At the end of 2023, there were about 70,000 bank branches in the U.S., down noticeably from the nearly 83,000 in 2012. In other words, the global financial crisis didn’t result in a spate of branch closures.
Still, the effects of digitization in financial services are comparable to what’s seen in the e-commerce space. As online retail has blossomed, store closures have surged. So it’s reasonable to expect that as tech-savvy younger generations come of age and as baby boomers pass on, the number of bank branches will continue decreasing. It’d be more surprising if that didn’t happen.
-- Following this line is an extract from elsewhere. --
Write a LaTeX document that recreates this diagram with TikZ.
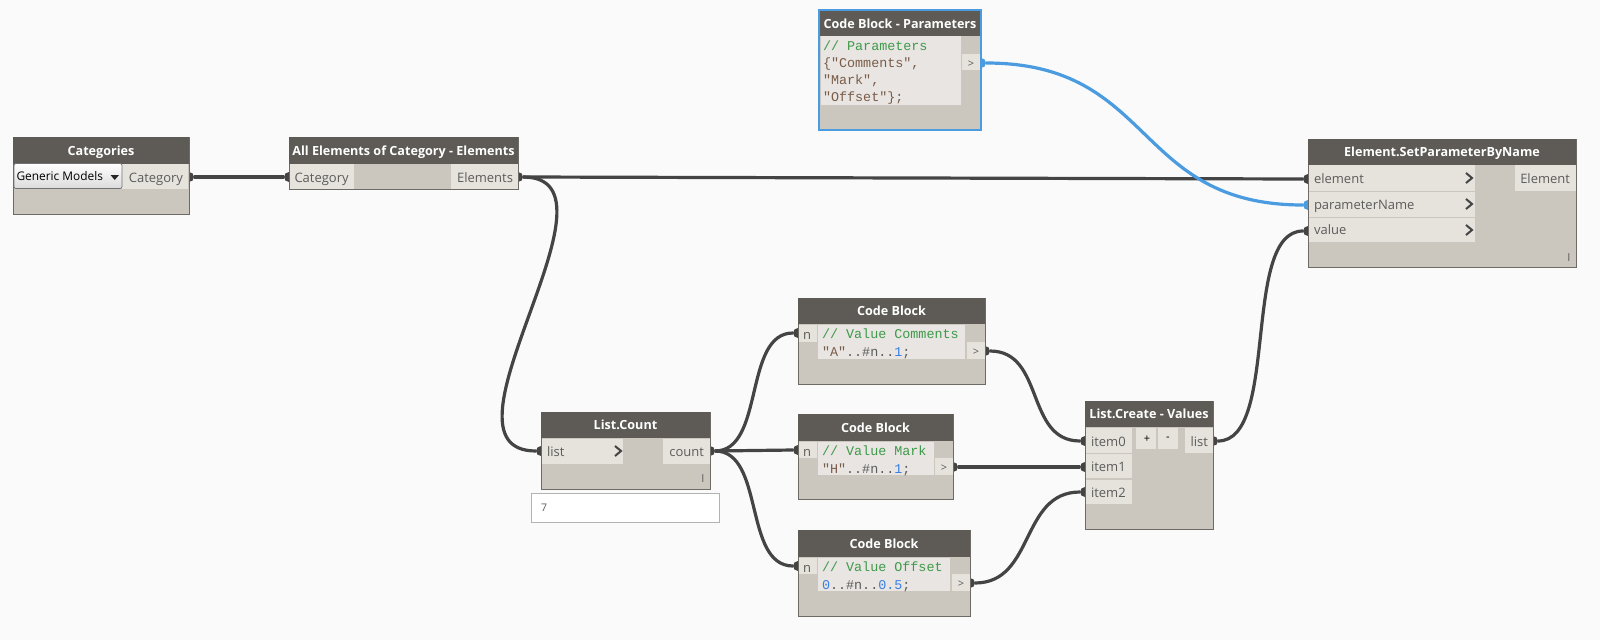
\documentclass[tikz,border=0pt]{standalone}
\usepackage{fontspec}
\setmainfont{Open Sans}
\newfontfamily\codefont{Liberation Mono}
\definecolor{bgc}{HTML}{FAFAFA}
\definecolor{headc}{HTML}{5E5B57}
\definecolor{bodyc}{HTML}{CBC6BE}
\definecolor{portc}{HTML}{E6E2DC}
\definecolor{codec}{HTML}{E8E5E2}
\definecolor{edgec}{HTML}{6E6B66}
\definecolor{wirec}{HTML}{444444}
\definecolor{bluec}{HTML}{4A9BDF}
\definecolor{lblc}{HTML}{5C5C5C}
\definecolor{cmtc}{HTML}{3F9A4A}
\definecolor{strc}{HTML}{7A5C48}
\definecolor{numc}{HTML}{3A7FE0}
\tikzset{
  x=1pt,y=-1pt,
  flat/.style={inner sep=0pt,outer sep=0pt},
  nodebody/.style={flat,fill=bodyc,draw=edgec,line width=1pt},
  selbody/.style={flat,fill=bodyc,draw=bluec,line width=2pt},
  head/.style={flat,fill=headc,text=white,text height=12pt,text depth=2.5pt,font=\fontsize{12.6}{12.6}\selectfont\bfseries},
  portbox/.style={flat,fill=portc},
  codebox/.style={flat,fill=codec},
  watch/.style={flat,fill=white,draw=black!30,line width=1pt},
  combo/.style={flat,rounded corners=2pt,draw=black!55,line width=.7pt,top color=white,bottom color=black!14},
  lbl/.style={flat,anchor=base west,text=lblc,font=\fontsize{13}{13}\selectfont},
  lblr/.style={lbl,anchor=base east},
  code/.style={flat,anchor=base west,text=lblc,font=\fontsize{13.4}{13.4}\codefont},
  gt/.style={flat,anchor=base,text=lblc,font=\fontsize{11}{11}\selectfont},
  nub/.style={flat,circle,minimum size=10pt,fill=wirec},
  bluenub/.style={nub,fill=bluec},
  wire/.style={draw=wirec,line width=3.2pt},
  bluewire/.style={draw=bluec,line width=3.2pt},
  chev/.style={draw=wirec,line width=2pt,line cap=butt,line join=miter},
}
\newcommand{\dbox}[7][]{%
  \pgfmathsetmacro{\bw}{#5-#3}\pgfmathsetmacro{\bh}{#6-#4}%
  \pgfmathsetmacro{\bx}{(#3+#5)/2}\pgfmathsetmacro{\by}{(#4+#6)/2}%
  \node[#1,minimum width=\bw pt,minimum height=\bh pt] (#2) at (\bx,\by) {#7};}
\newcommand{\chevat}[2]{\draw[chev] (#1-3,#2-5) -- (#1+3,#2) -- (#1-3,#2+5);}
\begin{document}
\begin{tikzpicture}
\useasboundingbox (0,0) rectangle (1600,640);
\fill[bgc] (0,0) rectangle (1600,640);

% port nubs (inner half is hidden by the node boxes drawn after them)
\node[nub] (catout) at (189,177) {};
\node[nub] (aecat) at (289,177) {};
\node[nub] (aeout) at (518,177) {};
\node[bluenub] (parout) at (981,63) {};
\node[nub] (selem) at (1308,179) {};
\node[bluenub] (sparam) at (1308,205) {};
\node[nub] (sval) at (1308,231) {};
\node[nub] (lcin) at (541,451) {};
\node[nub] (lcout) at (710,451) {};
\node[nub] (anin) at (798,333) {};
\node[nub] (anout) at (985,351) {};
\node[nub] (bnin) at (798,450) {};
\node[nub] (bnout) at (953,467) {};
\node[nub] (cnin) at (798,566) {};
\node[nub] (cnout) at (970,583) {};
\node[nub] (it0) at (1085,441) {};
\node[nub] (it1) at (1085,467) {};
\node[nub] (it2) at (1085,492) {};
\node[nub] (lsout) at (1213,441) {};

% Categories
\dbox[nodebody]{cat}{13}{137}{189}{214}{}
\dbox[head]{cath}{13}{137}{189}{163.5}{Categories}
\dbox[portbox]{catp}{122}{163.5}{188}{188.5}{}
\dbox[combo]{catc}{14}{163.5}{122}{188.5}{}
\node[flat,anchor=base west,text=black,font=\fontsize{11.9}{11.9}\selectfont] (catct) at (16.5,180) {Generic Models};
\fill[black!85] (110.5,175) -- (119,175) -- (114.75,180) -- cycle;
\node[lblr] (catl) at (183,182) {Category};

% All Elements
\dbox[nodebody]{ae}{289}{137}{518}{189.5}{}
\dbox[head]{aeh}{289}{137}{518}{163.5}{All Elements of Category - Elements}
\dbox[portbox]{aep1}{289.5}{163.5}{354}{188.5}{}
\dbox[portbox]{aep2}{451}{163.5}{517.5}{188.5}{}
\node[lbl] (ael1) at (294.5,182) {Category};
\node[lblr] (ael2) at (513,182) {Elements};

% Code Block - Parameters
\dbox[selbody]{par}{819}{10}{981}{129.5}{}
\dbox[head]{parh}{820}{11}{980}{35.5}{Code Block - Parameters}
\dbox[codebox]{parc}{820.5}{36}{961}{105}{}
\dbox[portbox]{parp}{962}{54}{980}{70}{}
\node[code,text=cmtc] (par1) at (823,50) {// Parameters};
\node[code,text=strc] (par2) at (823,67) {\{"Comments",};
\node[code,text=strc] (par3) at (823,84) {"Mark",};
\node[code,text=strc] (par4) at (823,101) {"Offset"\};};
\node[gt] (parg) at (971,67) {>};

% Element.SetParameterByName
\dbox[nodebody]{set}{1308}{139}{1576}{267}{}
\dbox[head]{seth}{1308}{139}{1576}{165}{Element.SetParameterByName}
\dbox[portbox]{setp1}{1309}{165}{1475}{191}{}
\dbox[portbox]{setp2}{1309}{192}{1475}{217}{}
\dbox[portbox]{setp3}{1309}{218}{1475}{242}{}
\dbox[portbox]{setp4}{1515}{165}{1575.5}{191}{}
\node[lbl] (setl1) at (1314,183.5) {element};
\node[lbl] (setl2) at (1314,209) {parameterName};
\node[lbl] (setl3) at (1314,234.5) {value};
\node[lblr] (setl4) at (1570,183.5) {Element};
\chevat{1469}{178}
\chevat{1469}{204}
\chevat{1469}{230}
\node[flat,anchor=base,text=lblc,font=\fontsize{11}{11}\selectfont] (seti) at (1569,261) {I};

% List.Count
\dbox[nodebody]{lc}{541}{412}{710}{489}{}
\dbox[head]{lch}{541}{412}{710}{438}{List.Count}
\dbox[portbox]{lcp1}{541.5}{438.5}{623}{464}{}
\dbox[portbox]{lcp2}{663}{438.5}{709.5}{464}{}
\node[lbl] (lcl1) at (547,456.5) {list};
\node[lblr] (lcl2) at (704,456.5) {count};
\chevat{618}{451}
\node[flat,anchor=base,text=lblc,font=\fontsize{11}{11}\selectfont] (lci) at (703,482) {I};
\dbox[watch]{lcw}{531}{493.5}{719}{522.5}{}
\node[flat,anchor=base west,text=lblc,font=\fontsize{10.5}{10.5}\selectfont] (lcv) at (541,511) {7};

% Code Block A
\dbox[nodebody]{ca}{798}{298}{985}{384}{}
\dbox[head]{cah}{798}{298}{985}{324}{Code Block}
\dbox[portbox]{cap1}{798.5}{324.5}{817}{342}{}
\dbox[codebox]{cac}{818}{324.5}{965}{359}{}
\dbox[portbox]{cap2}{967}{342}{984.5}{359}{}
\node[lbl] (can) at (803,339) {n};
\node[code,text=cmtc] (ca1) at (822,338) {// Value Comments};
\node[code] (ca2) at (822,356) {\textcolor{strc}{"A"}..\#n..\textcolor{numc}{1};};
\node[gt] (cag) at (976,355) {>};

% Code Block H
\dbox[nodebody]{cb}{798}{414}{953}{499}{}
\dbox[head]{cbh}{798}{414}{953}{441}{Code Block}
\dbox[portbox]{cbp1}{798.5}{441.5}{817}{458}{}
\dbox[codebox]{cbc}{818}{441.5}{933.5}{475}{}
\dbox[portbox]{cbp2}{935}{458}{952.5}{475}{}
\node[lbl] (cbn) at (803,456) {n};
\node[code,text=cmtc] (cb1) at (822,455) {// Value Mark};
\node[code] (cb2) at (822,473) {\textcolor{strc}{"H"}..\#n..\textcolor{numc}{1};};
\node[gt] (cbg) at (944,471) {>};

% Code Block Offset
\dbox[nodebody]{cc}{798}{530}{970}{616}{}
\dbox[head]{cch}{798}{530}{970}{557}{Code Block}
\dbox[portbox]{ccp1}{798.5}{557.5}{817}{574}{}
\dbox[codebox]{ccc}{818}{557.5}{950}{591}{}
\dbox[portbox]{ccp2}{952}{574}{969.5}{591}{}
\node[lbl] (ccn) at (803,572) {n};
\node[code,text=cmtc] (cc1) at (822,571) {// Value Offset};
\node[code] (cc2) at (822,589) {\textcolor{numc}{0}..\#n..\textcolor{numc}{0.5};};
\node[gt] (ccg) at (961,587) {>};

% List.Create
\dbox[nodebody]{ls}{1085}{401}{1213}{529}{}
\dbox[head]{lsh}{1085}{401}{1213}{427}{List.Create - Values}
\dbox[portbox]{lsp0}{1085.5}{427.5}{1132}{453}{}
\dbox[portbox]{lsp1}{1085.5}{454}{1132}{478}{}
\dbox[portbox]{lsp2}{1085.5}{479.5}{1132}{504}{}
\dbox[portbox]{lsp3}{1185}{427.5}{1212.5}{453}{}
\dbox[portbox]{lspl}{1136}{427.5}{1156}{449}{}
\dbox[portbox]{lspm}{1158}{427.5}{1178}{449}{}
\node[lbl] (lsl0) at (1091,446) {item0};
\node[lbl] (lsl1) at (1091,471.5) {item1};
\node[lbl] (lsl2) at (1091,497) {item2};
\node[lblr] (lsl3) at (1208,446) {list};
\node[flat,text=black,font=\fontsize{11}{11}\selectfont] (lspt) at (1147,439) {+};
\node[flat,text=black,font=\fontsize{11}{11}\selectfont] (lsmt) at (1168,439) {-};

% connectors
\draw[wire] (catout.east) -- (aecat.west);
\draw[wire] (aeout.east) -- (selem.west);
\draw[wire] (aeout.east) .. controls +(112,0) and +(-112,0) .. (lcin.west);
\draw[wire] (lcout.east) .. controls +(50,0) and +(-50,0) .. (anin.west);
\draw[wire] (lcout.east) -- (bnin.west);
\draw[wire] (lcout.east) .. controls +(50,0) and +(-50,0) .. (cnin.west);
\draw[wire] (anout.east) .. controls +(55,0) and +(-55,0) .. (it0.west);
\draw[wire] (bnout.east) -- (it1.west);
\draw[wire] (cnout.east) .. controls +(60,0) and +(-60,0) .. (it2.west);
\draw[wire] (lsout.east) .. controls +(62,0) and +(-62,0) .. (sval.west);
\draw[bluewire] (parout.east) .. controls +(170,0) and +(-170,0) .. (sparam.west);
\end{tikzpicture}
\end{document}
Indeed, when it comes to financial services, be it banking or investing, becoming increasing digital and tech-centric, there are benefits. Customers like the convenience of being able to check balances and make trades on their phones. Conversely, no one really thinks a trip to a bank branch is fun. Worse yet, if a customer has a problem of some significance, the employees at the branch are just going to instruct the client to call customer service.
So with that in mind, it’s not surprising that as financial services digitization has increased, customer service has decreased. A new survey confirms as much.
Bad, Bad Brokers
The American Customer Satisfaction Index (ACSI®) Finance Study 2025 evaluated customer satisfaction across banks, credit unions, financial advisors, and online investments. Online brokerage firms not named Fidelity scored particularly poorly.
“Charles Schwab (down 1%) and Vanguard (down 1%) finish at 78 and 77, respectively. Edward Jones stumbles 3% to 76, followed by E*Trade (Morgan Stanley), down 5% to 75, and Robinhood, down 4% to 74,” according to the study.
Those percentages represent year-over-year declines in customer satisfaction. Bank of America really takes the cake. In a bad way.
“Merrill Edge (Bank of America) drops a staggering 9% — the largest decline in the finance study — to finish in last place with a score of 69. Bank of America’s decision in 2024 to merge all of its mobile apps (Bank of America, Merrill Edge, MyMerrill, Bank of America Private Bank, and Benefits OnLine) into a single app may have played a serious role in this deterioration,” notes ACSI.
Fidelity was the only internet broker in the ACSI study that saw its customer satisfaction rankings improve and that’s pertinent because…
Fidelity Helping Advisors Improve Satisfaction
Of the quartet of aforementioned financial services segments, only advisors notched improvement in the customer satisfaction survey. So kudos to you, advisors. What follows isn’t an endorsement of one custodial platform over another, but the ACSI confirms Fidelity’s customer satisfaction translates to the advisory space.
“As with online investment, Fidelity sets the tone, surging 5% to an ACSI score of 83 — to share the top spot with the aggregate of all other smaller advisory firms (unchanged),” adds ACSI. “Fidelity shines for competitiveness and clarity of fees and efforts to provide lower-cost options. It also improves across all customer experience metrics, including advisor trust and confidence, mobile options, and investment performance.”
Conversely, Charles Schwab, Morgan Stanley and Wells Fargo also saw advisor satisfaction scores decline in the ACSI survey.